Phase 5: Library Metadata
- Include library metadata in YAML frontmatter: name, version, domain tags, and compatibility notes.
Phase 6: Validate and Package
- Scan the generated SKILL.md against the Anti-Pattern Watchlist above. Fix any violations.
- IF subagents are available: test against 2-3 realistic prompts that a real user would type (casual, imprecise, no formal vocabulary).
- Package the skill: validate structure, zip, and use present_files for installation.
- Save to and update .
- Log creation to .
Output Format
The primary output is a complete skill directory:
skill-name/
SKILL.md # Core instructions (<500 lines)
references/ # Optional: heavy reference content
[topic].md # Each file <300 lines
SKILL.md internal structure (in this order):
- YAML frontmatter (name, description, metadata)
- Expert Vocabulary Payload
- Anti-Pattern Watchlist
- Behavioral Instructions
- Output Format
- Examples (BAD vs GOOD)
- Questions This Skill Answers
Examples
Example 1: BAD vs GOOD Description
BAD:
description: "Helps with code review."
Single-register. Not pushy. No expert terms. No trigger scenarios. No exclusions. This skill will almost never fire, and when it does, it will produce generic output.
GOOD:
description: |
Performs structured code review using cyclomatic complexity analysis,
connascence taxonomy, and conventional comments (Slaughter). Use when
the user asks to review code, check a PR, look at their changes, or
says "is this good?" about code -- even if they don't mention "review."
Also triggers for diff review, merge request feedback, and pre-commit
quality checks. Do NOT use for architecture decisions (use Decision
Advisor) or writing new code (use Code Generator).
Dual-register. Pushy. Expert terms route to deep knowledge. Casual triggers ensure activation. Explicit exclusions prevent mis-triggers.
Example 2: BAD vs GOOD Vocabulary Payload
BAD:
## Domain Vocabulary
good code, clean code, readable, maintainable, well-tested
Generic terms that every blog post uses. Routes to introductory content. Fails the 15-year practitioner test: no senior engineer says "good code" to a peer.
GOOD:
## Domain Vocabulary
**Structural Analysis:** cyclomatic complexity (McCabe), cognitive
complexity (SonarSource), afferent/efferent coupling (Martin),
connascence (Page-Jones)
**Change Safety:** shotgun surgery (Fowler), feature envy, divergent
change, Liskov substitution violation
**Review Process:** conventional comments (Slaughter), ship/no-ship
framework, diff review vs design review, LGTM criteria
Precise terms organized in clusters. Named frameworks with originators. Routes to code review expertise, not generic advice. Every term passes the 15-year practitioner test.

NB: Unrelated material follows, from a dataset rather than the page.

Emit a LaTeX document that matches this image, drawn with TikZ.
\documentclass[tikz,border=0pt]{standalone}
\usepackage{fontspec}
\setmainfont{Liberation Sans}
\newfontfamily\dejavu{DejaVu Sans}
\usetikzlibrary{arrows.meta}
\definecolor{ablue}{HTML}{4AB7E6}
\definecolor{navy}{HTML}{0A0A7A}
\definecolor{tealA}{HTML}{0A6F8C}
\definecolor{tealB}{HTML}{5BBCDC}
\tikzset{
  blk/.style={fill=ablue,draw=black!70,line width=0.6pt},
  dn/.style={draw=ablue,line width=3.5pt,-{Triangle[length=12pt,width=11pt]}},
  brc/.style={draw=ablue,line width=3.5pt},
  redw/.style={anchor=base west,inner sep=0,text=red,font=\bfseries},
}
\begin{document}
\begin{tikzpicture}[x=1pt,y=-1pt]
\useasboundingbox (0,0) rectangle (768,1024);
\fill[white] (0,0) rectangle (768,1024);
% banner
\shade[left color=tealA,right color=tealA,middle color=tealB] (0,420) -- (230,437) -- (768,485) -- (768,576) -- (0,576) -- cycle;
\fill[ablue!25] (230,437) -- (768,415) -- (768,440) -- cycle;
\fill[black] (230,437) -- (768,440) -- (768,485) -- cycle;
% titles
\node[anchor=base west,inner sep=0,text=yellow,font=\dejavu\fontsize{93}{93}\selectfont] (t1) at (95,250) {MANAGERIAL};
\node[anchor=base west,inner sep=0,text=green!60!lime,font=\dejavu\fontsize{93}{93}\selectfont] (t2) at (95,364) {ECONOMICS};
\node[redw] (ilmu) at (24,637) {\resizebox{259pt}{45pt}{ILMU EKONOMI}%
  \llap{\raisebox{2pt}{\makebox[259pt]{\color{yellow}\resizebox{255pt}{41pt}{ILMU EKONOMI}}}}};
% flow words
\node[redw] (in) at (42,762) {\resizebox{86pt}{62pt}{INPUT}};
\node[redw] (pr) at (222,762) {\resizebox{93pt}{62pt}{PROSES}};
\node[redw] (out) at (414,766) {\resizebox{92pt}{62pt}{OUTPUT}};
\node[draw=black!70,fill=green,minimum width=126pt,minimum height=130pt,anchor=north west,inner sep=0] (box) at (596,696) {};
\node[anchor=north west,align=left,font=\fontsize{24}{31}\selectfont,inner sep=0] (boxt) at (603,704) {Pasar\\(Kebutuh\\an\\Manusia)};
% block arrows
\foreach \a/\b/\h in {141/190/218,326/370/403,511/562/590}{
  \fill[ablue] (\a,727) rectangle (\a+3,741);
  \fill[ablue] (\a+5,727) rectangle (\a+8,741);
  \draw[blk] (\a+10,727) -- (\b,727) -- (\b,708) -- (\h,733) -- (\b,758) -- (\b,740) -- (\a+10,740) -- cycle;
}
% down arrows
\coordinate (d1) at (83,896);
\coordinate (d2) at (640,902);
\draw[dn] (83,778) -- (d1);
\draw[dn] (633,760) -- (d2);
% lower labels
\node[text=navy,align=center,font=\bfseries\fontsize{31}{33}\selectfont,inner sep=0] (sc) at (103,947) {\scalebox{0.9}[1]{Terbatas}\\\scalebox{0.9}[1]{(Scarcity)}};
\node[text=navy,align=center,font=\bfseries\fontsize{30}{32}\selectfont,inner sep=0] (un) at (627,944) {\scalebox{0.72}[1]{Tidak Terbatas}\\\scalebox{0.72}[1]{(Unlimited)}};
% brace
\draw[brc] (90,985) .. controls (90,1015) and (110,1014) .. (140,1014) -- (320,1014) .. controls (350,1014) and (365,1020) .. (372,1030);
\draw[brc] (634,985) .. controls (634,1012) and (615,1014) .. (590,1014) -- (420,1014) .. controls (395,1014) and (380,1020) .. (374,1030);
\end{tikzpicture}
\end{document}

Explicit Note on Packaging
This skill uses Anthropic's native
packaging mechanism (validate, zip, present_files) for delivery. It does NOT invoke the built-in skill creator. It replaces the built-in approach with research-backed principles from the Forge synthesis:
- Vocabulary routing (embedding space activation via precise terminology)
- U-shaped attention optimization (front-load vocabulary, back-load retrieval anchors)
- Negative constraint steering (anti-patterns push past the distribution center)
- Progressive disclosure (three-level context loading)
- Few-shot superiority (examples beat verbose instructions)
See
./references/skill-principles.md
for the condensed research and
./references/skill-template.md
for an annotated gold-standard example.
Questions This Skill Answers
- "Create a skill for [domain/task]"
- "Build a skill that [does X]"
- "I want Claude to always [behavior] when [trigger]"
- "Make a reusable [domain] helper"
- "How do I create a good skill?"
- "Turn this workflow into a skill"
- "I need a skill for [task]"
- "Build me a custom [domain] assistant"
- "Create a prompt template for [task]"
- "Package this as a skill"
- "What makes a skill effective?"
- "My skill isn't triggering, how do I fix it?"
- "How should I structure a SKILL.md?"